To find where the function changes direction, we set the derivative equal to zero to find the critical point(s).

$$2ax + b = 0$$

Solving for x:

$$2ax = -b$$

$$x = -\frac{b}{2a}$$

This is the x-coordinate of the vertex, which matches our result from completing the square.

Now we analyze the sign of $$f'(x)$$ in the intervals defined by this critical point. This will confirm the increasing and decreasing intervals.

Case 1: If $$a > 0$$

For $$x < -\frac{b}{2a}$$, let's test a value. Since 'a' is positive, if $$x < -\frac{b}{2a}$$, then $$2ax < -b$$, which means $$2ax + b < 0$$. So, $$f'(x) < 0$$.

This indicates that the function is decreasing on the interval $$\left(-\infty, -\frac{b}{2a}\right)$$.

For $$x > -\frac{b}{2a}$$, if 'a' is positive, then $$2ax > -b$$, which means $$2ax + b > 0$$. So, $$f'(x) > 0$$.

This indicates that the function is increasing on the interval $$\left(-\frac{b}{2a}, \infty\right)$$.

Combining these, for $$a > 0$$:

$$\text{Decreasing Interval: } \left(-\infty, -\frac{b}{2a}\right]$$

$$\text{Increasing Interval: } \left[-\frac{b}{2a}, \infty\right)$$

Case 2: If $$a < 0$$

For $$x < -\frac{b}{2a}$$, since 'a' is negative, multiplying by '2a' reverses the inequality: $$2ax > -b$$, which means $$2ax + b > 0$$. So, $$f'(x) > 0$$.

This indicates that the function is increasing on the interval $$\left(-\infty, -\frac{b}{2a}\right)$$.

For $$x > -\frac{b}{2a}$$, since 'a' is negative, multiplying by '2a' reverses the inequality: $$2ax < -b$$, which means $$2ax + b < 0$$. So, $$f'(x) < 0$$.

This indicates that the function is decreasing on the interval $$\left(-\frac{b}{2a}, \infty\right)$$.

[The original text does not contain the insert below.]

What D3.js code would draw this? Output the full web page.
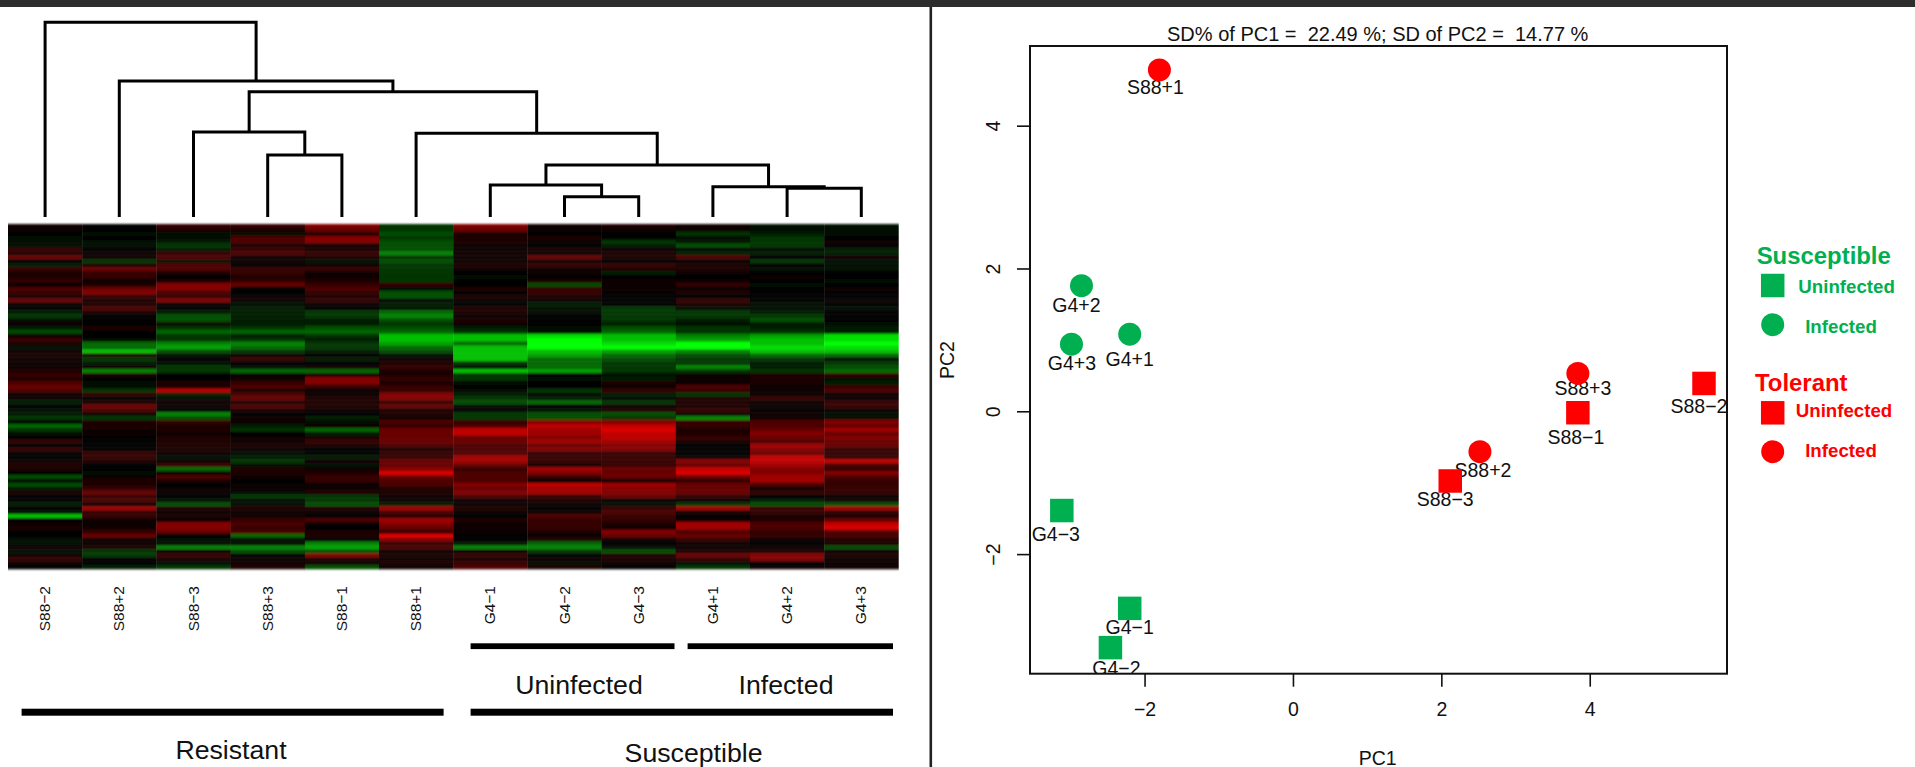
<!DOCTYPE html>
<html><head><meta charset="utf-8">
<script src="https://cdn.jsdelivr.net/npm/d3@7"></script>
<style>
html,body{margin:0;padding:0;background:#fff;overflow:hidden}
svg{display:block}
text{font-family:"Liberation Sans",Arial,sans-serif;fill:#111;white-space:pre}
</style></head><body>
<script>
// ---------- data ----------
const columnLabels = ["S88−2","S88+2","S88−3","S88+3","S88−1","S88+1","G4−1","G4−2","G4−3","G4+1","G4+2","G4+3"];
// heat values, negative = green, positive = red (top row first)
const heatRows = [
[1,0,3,3,6,-3,6,1,2,1,-1,-1],[1,0,2,2,5,-3,5,1,1,1,-1,-1],[0,-1,-1,-1,2,-4,2,0,0,-3,-2,-1],[-1,0,-1,4,6,-3,2,2,0,-1,-3,0],
[-1,-1,-2,4,6,-4,2,1,-3,-2,-3,1],[-1,-1,-3,2,1,-4,1,0,-2,-4,-3,0],[3,0,-2,3,2,-4,1,2,1,-1,-1,-2],[2,1,3,4,3,-6,1,1,2,-2,-2,-2],
[5,1,4,1,2,-3,1,5,2,4,0,1],[0,-3,-1,1,-1,-4,1,1,0,0,-3,-1],[-2,2,4,0,1,-3,2,3,3,2,0,-1],[3,5,4,3,3,-3,1,1,2,2,-1,-1],
[2,3,2,3,1,-3,0,1,-2,1,0,0],[2,3,0,2,1,-3,-1,0,0,0,1,0],[3,1,2,3,2,-3,0,2,1,1,0,-1],[0,2,6,5,3,3,0,-4,1,3,-1,0],
[4,5,6,0,4,-1,2,3,1,1,0,1],[3,6,4,0,3,-4,0,3,0,2,0,0],[2,3,3,1,2,-4,2,2,0,0,0,0],[5,2,6,1,3,-1,1,1,0,3,0,1],
[1,2,1,-1,1,-2,0,-2,0,2,-1,0],[0,4,0,-2,0,-1,2,-1,-3,-1,-1,-1],
[-2,2,-2,-2,-3,-5,2,-1,-3,-3,-2,0],[-3,0,-4,-2,-3,-6,1,0,-3,-3,-3,0],[-1,0,-4,-2,-2,-4,2,0,-3,-2,-4,0],[1,0,1,-2,-2,-3,1,0,-2,-1,-2,-1],
[-2,2,-3,-3,-4,-4,-2,-1,-4,-3,-2,-2],[-4,0,-5,-5,-5,-5,-3,-1,-5,-3,-3,-2],[1,0,-3,-2,-3,-8,-8,-9,-8,-6,-7,-9],[3,-1,-3,-3,-2,-8,-8,-10,-8,-7,-8,-9],
[2,-5,-6,-6,-3,-7,-5,-10,-9,-10,-8,-10],[-1,-5,-7,-5,-3,-5,-8,-10,-10,-10,-9,-9],[1,-8,-4,-3,-2,-4,-8,-8,-7,-6,-8,-8],[2,2,-1,1,0,-1,-8,-7,-5,-4,-5,-5],
[1,-3,0,3,-2,1,-8,-5,-4,-3,-3,-1],[1,-2,-1,0,0,2,-3,-5,-3,-3,-2,-3],[1,1,-3,-1,1,3,-1,-5,-3,-6,-2,-4],[2,-6,-3,-5,-5,2,-8,-7,-3,-3,-3,-5],
[3,2,0,1,2,2,-3,0,-1,1,2,3],[2,0,0,1,6,3,-3,-1,-2,1,2,-1],[4,-1,2,3,6,2,-1,0,2,1,2,-2],[5,-1,2,4,3,3,0,0,1,4,1,3],
[4,-3,8,2,1,3,-1,-3,3,3,1,4],[1,3,-2,4,1,6,-2,-1,-2,-3,1,1],[1,0,-1,5,2,6,-3,-2,-1,2,3,1],
[-2,2,1,2,2,3,-4,-5,-3,2,1,3],[0,5,1,4,2,5,-1,0,1,2,1,3],[-1,4,0,2,1,2,0,-1,2,3,0,1],[-2,1,-6,0,0,2,-3,-4,-4,1,1,-1],
[-3,-3,-4,1,-2,1,-3,-4,-3,-6,1,-1],[0,2,3,1,-1,4,3,6,6,3,4,6],[-5,2,2,-2,1,3,4,8,8,3,4,5],[-3,1,2,-3,-5,5,8,7,9,2,5,7],
[-1,1,1,0,-2,5,8,7,8,2,6,5],[0,0,2,1,2,5,5,6,8,3,5,6],[3,0,2,1,3,5,5,7,7,2,4,5],[0,0,2,2,2,4,4,5,6,0,7,5],
[3,0,2,1,0,2,4,6,6,0,6,3],[0,3,1,-1,0,3,4,3,3,0,5,3],[0,3,-1,-2,-2,3,7,3,3,1,8,3],[1,2,1,-3,1,5,7,3,3,6,8,8],
[2,0,3,-1,-1,5,5,1,3,5,7,4],[2,0,-5,2,1,6,3,7,5,8,6,3],[0,-1,1,2,2,9,4,6,5,9,6,6],[-4,1,4,1,3,5,4,3,5,5,7,4],
[-1,2,2,0,3,4,4,1,1,3,7,3],[-4,2,0,1,1,4,6,8,7,5,4,3],
[-2,3,1,1,1,2,5,7,6,5,1,3],[2,5,1,-1,2,2,6,7,6,5,3,3],[0,3,0,-3,-3,1,4,3,5,3,0,1],[0,4,-1,-1,-3,1,1,2,1,1,-2,1],
[-2,0,-4,-1,-4,-2,1,1,-1,-3,-4,-4],[0,7,2,2,2,7,2,0,3,7,3,7],[-1,3,1,1,1,4,1,1,4,2,3,3],[-8,3,2,1,0,2,0,4,3,0,2,1],
[0,1,0,3,4,7,2,3,3,1,2,5],[1,1,6,4,1,6,1,3,2,7,4,8],[2,1,6,3,0,5,1,3,1,7,4,9],[0,3,5,4,2,3,1,2,6,4,3,4],
[0,5,0,-5,2,9,0,1,5,5,3,4],[-1,1,-1,-1,0,6,0,2,1,3,1,2],[-1,1,-1,-1,-6,3,-2,-5,0,1,0,2],[1,2,-6,-6,-7,4,-6,-6,-1,1,1,-4],
[-1,-3,1,-4,-4,1,1,-3,-4,2,2,1],[1,-3,3,0,6,2,3,0,2,5,6,2],[3,0,2,1,2,1,2,1,2,3,6,1],[1,0,-1,1,1,2,3,-1,1,-1,0,1],
[0,-2,-3,2,-4,1,4,2,0,-3,1,1]
];
// dendrogram merges: [id, left, right, height]; numbers = column index, strings = earlier merge
const dendroMerges = [
["A",3,4,31.84],["B",2,"A",43.66],["C",7,8,10.43],["D",6,"C",16.44],["E",10,11,14.74],["F",9,"E",15.56],
["G","D","F",26.71],["H",5,"G",42.99],["I","B","H",64.36],["J",1,"I",69.85],["K",0,"J",100]
];
const sampleNames = ["S88+1","G4+2","G4+1","G4+3","S88+3","S88−1","S88−2","S88+2","S88−3","G4−3","G4−1","G4−2"];
const pc1 = [-1.80,-2.85,-2.20,-2.985,3.84,3.84,5.54,2.52,2.12,-3.115,-2.20,-2.46];
const pc2 = [4.78,1.76,1.08,0.94,0.53,-0.02,0.39,-0.566,-0.976,-1.39,-2.76,-3.31];
const sampleGroup = ["Tolerant","Susceptible","Susceptible","Susceptible","Tolerant","Tolerant","Tolerant","Tolerant","Tolerant","Susceptible","Susceptible","Susceptible"];
const sampleState = ["Infected","Infected","Infected","Infected","Infected","Uninfected","Uninfected","Infected","Uninfected","Uninfected","Uninfected","Uninfected"];
const xTicks = [-2,0,2,4];
const yTicks = [-2,0,2,4];
const titleText = "SD% of PC1 =  22.49 %; SD of PC2 =  14.77 %";

// ---------- layout / style ----------
const GREEN="#00B050", RED="#FF0000";
const groupColor = {Susceptible:GREEN,Tolerant:RED};
// sample label placement relative to its mark (dx,dy px)
const labelNudge = [[-4,17],[-5,19],[0,25],[0.5,19],[5,15],[-2,24],[-5,23],[3,18.5],[-5,18],[-6,23],[0,19],[6,20]];

const svg = d3.select("body").append("svg").attr("width",1915).attr("height",767);
svg.append("rect").attr("width",1915).attr("height",767).attr("fill","#fff");
svg.append("rect").attr("width",1915).attr("height",7).attr("fill","#2d2d2d");
svg.append("rect").attr("x",929.5).attr("y",7).attr("width",2.6).attr("height",760).attr("fill","#222");

const defs = svg.append("defs");
defs.append("filter").attr("id","soft").attr("x","0").attr("y","-2%").attr("width","100%").attr("height","104%")
  .append("feGaussianBlur").attr("stdDeviation","0 1");
defs.append("clipPath").attr("id","plotClip").append("rect").attr("x",1030).attr("y",46).attr("width",697).attr("height",628);

// ---------- heat map ----------
const colX = d3.scaleBand().domain(d3.range(columnLabels.length)).range([8,898.4]);
const rowY = d3.scaleBand().domain(d3.range(heatRows.length)).range([224,569]);
const heatLevel = d3.scalePow().exponent(1.3).domain([0,10]).range([0,255]);
const heatColor = v => v>=0 ? d3.rgb(heatLevel(v),0,0) : d3.rgb(0,heatLevel(-v),0);
const heat = svg.append("g").attr("filter","url(#soft)");
heatRows.forEach((row,r)=>{
  heat.selectAll(null).data(row).join("rect")
    .attr("x",(d,c)=>colX(c)).attr("y",rowY(r))
    .attr("width",colX.bandwidth()+0.3).attr("height",rowY.bandwidth()+0.3)
    .attr("fill",d=>heatColor(d));
});

// ---------- dendrogram ----------
const dendroY = d3.scaleLinear().domain([0,100]).range([217,22.3]);
const nodes = {};
const nodePos = k => typeof k==="number" ? {x:colX(k)+colX.bandwidth()/2, h:0} : nodes[k];
const dendro = svg.append("g").attr("fill","none").attr("stroke","#000").attr("stroke-width",3);
dendroMerges.forEach(([id,a,b,h])=>{
  const l=nodePos(a), r=nodePos(b);
  dendro.append("path").attr("d",d3.line()([[l.x,dendroY(l.h)],[l.x,dendroY(h)],[r.x,dendroY(h)],[r.x,dendroY(r.h)]]));
  nodes[id]={x:(l.x+r.x)/2,h};
});

// column labels
svg.append("g").selectAll("text").data(columnLabels).join("text")
  .attr("transform",(d,i)=>`translate(${colX(i)+colX.bandwidth()/2+5},586) rotate(-90)`)
  .attr("text-anchor","end").attr("font-size",15.5).text(d=>d);

// group bars
const barData = [[470.6,643.3,203.9,5.8],[687.6,643.3,205.4,5.8],[21.6,708.7,422,7],[470.6,708.7,422.4,7]];
svg.append("g").selectAll("rect").data(barData).join("rect")
  .attr("x",d=>d[0]).attr("y",d=>d[1]).attr("width",d=>d[2]).attr("height",d=>d[3]).attr("fill","#000");
[["Uninfected",579,684],["Infected",786,684],["Resistant",231,749],["Susceptible",693.6,752.5]].forEach(t=>{
  svg.append("text").attr("x",t[1]).attr("y",t[2]).attr("dy","0.36em").attr("text-anchor","middle").attr("font-size",26.7).text(t[0]);
});

// ---------- PCA plot ----------
const x = d3.scaleLinear().domain([-3.544,5.85]).range([1030,1727]);
const y = d3.scaleLinear().domain([-3.675,5.116]).range([673.7,46]);
const xAxis = svg.append("g").attr("transform","translate(0,673.7)").call(d3.axisBottom(x).tickValues(xTicks).tickSize(13).tickPadding(15).tickFormat(d3.format("d")));
const yAxis = svg.append("g").attr("transform","translate(1030,0)").call(d3.axisLeft(y).tickValues(yTicks).tickSize(13).tickFormat(d3.format("d")));
[xAxis,yAxis].forEach(g=>{
  g.select(".domain").remove();
  g.selectAll(".tick line").attr("stroke","#111").attr("stroke-width",1.6);
  g.selectAll("text").attr("font-size",19.5).attr("font-family",'"Liberation Sans",Arial,sans-serif').attr("fill","#111");
});
yAxis.selectAll("text").attr("text-anchor","middle").attr("x",null).attr("dy",null)
  .attr("transform","translate(-35,0) rotate(-90)").attr("y",0).attr("dominant-baseline","middle");

svg.append("rect").attr("x",1030).attr("y",46).attr("width",697).attr("height",627.7)
  .attr("fill","none").attr("stroke","#111").attr("stroke-width",2);

const plot = svg.append("g").attr("clip-path","url(#plotClip)");
const symbolFor = (state,size) => state==="Uninfected"
  ? d3.symbol().type(d3.symbolSquare).size(size*size)()
  : d3.symbol().type(d3.symbolCircle).size(Math.PI*size*size/4)();
plot.selectAll("text").data(sampleNames).join("text")
  .attr("x",(d,i)=>x(pc1[i])+labelNudge[i][0]).attr("y",(d,i)=>y(pc2[i])+labelNudge[i][1])
  .attr("dy","0.36em").attr("text-anchor","middle").attr("font-size",19.5).text(d=>d);
plot.selectAll("path").data(sampleNames).join("path")
  .attr("transform",(d,i)=>`translate(${x(pc1[i])},${y(pc2[i])})`)
  .attr("d",(d,i)=>symbolFor(sampleState[i],sampleState[i]==="Uninfected"?23.5:23))
  .attr("fill",(d,i)=>groupColor[sampleGroup[i]]);

svg.append("text").attr("x",1377.7).attr("y",34).attr("dy","0.36em").attr("text-anchor","middle").attr("font-size",20).text(titleText);
svg.append("text").attr("x",1377.7).attr("y",758).attr("dy","0.36em").attr("text-anchor","middle").attr("font-size",19.5).text("PC1");
svg.append("text").attr("transform","translate(946.5,360) rotate(-90)").attr("dy","0.36em").attr("text-anchor","middle").attr("font-size",19.5).text("PC2");

// ---------- legend ----------
const legendHeads = [["Susceptible",1756.7,255,GREEN],["Tolerant",1755,382.3,RED]];
const legendRows = [
 ["Uninfected",1772.7,285.5,1846.6,286.7,GREEN],["Infected",1772.7,324.7,1841,326.3,GREEN],
 ["Uninfected",1772.7,412.8,1844,410.7,RED],["Infected",1772.7,451.7,1841,450,RED]];
legendHeads.forEach(h=>svg.append("text").attr("x",h[1]).attr("y",h[2]).attr("dy","0.36em").attr("font-size",23.9).attr("font-weight","bold").style("fill",h[3]).text(h[0]));
legendRows.forEach(r=>{
  svg.append("path").attr("transform",`translate(${r[1]},${r[2]})`).attr("d",symbolFor(r[0],r[0]==="Uninfected"?23.5:23)).attr("fill",r[5]);
  svg.append("text").attr("x",r[3]).attr("y",r[4]).attr("dy","0.36em").attr("text-anchor","middle").attr("font-size",18.7).attr("font-weight","bold").style("fill",r[5]).text(r[0]);
});
</script>
</body></html>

Combining these, for $$a < 0$$:

$$\text{Increasing Interval: } \left(-\infty, -\frac{b}{2a}\right]$$

$$\text{Decreasing Interval: } \left[-\frac{b}{2a}, \infty\right)$$

The results obtained from the derivative method are consistent with those from completing the square, thus verifying our conclusions.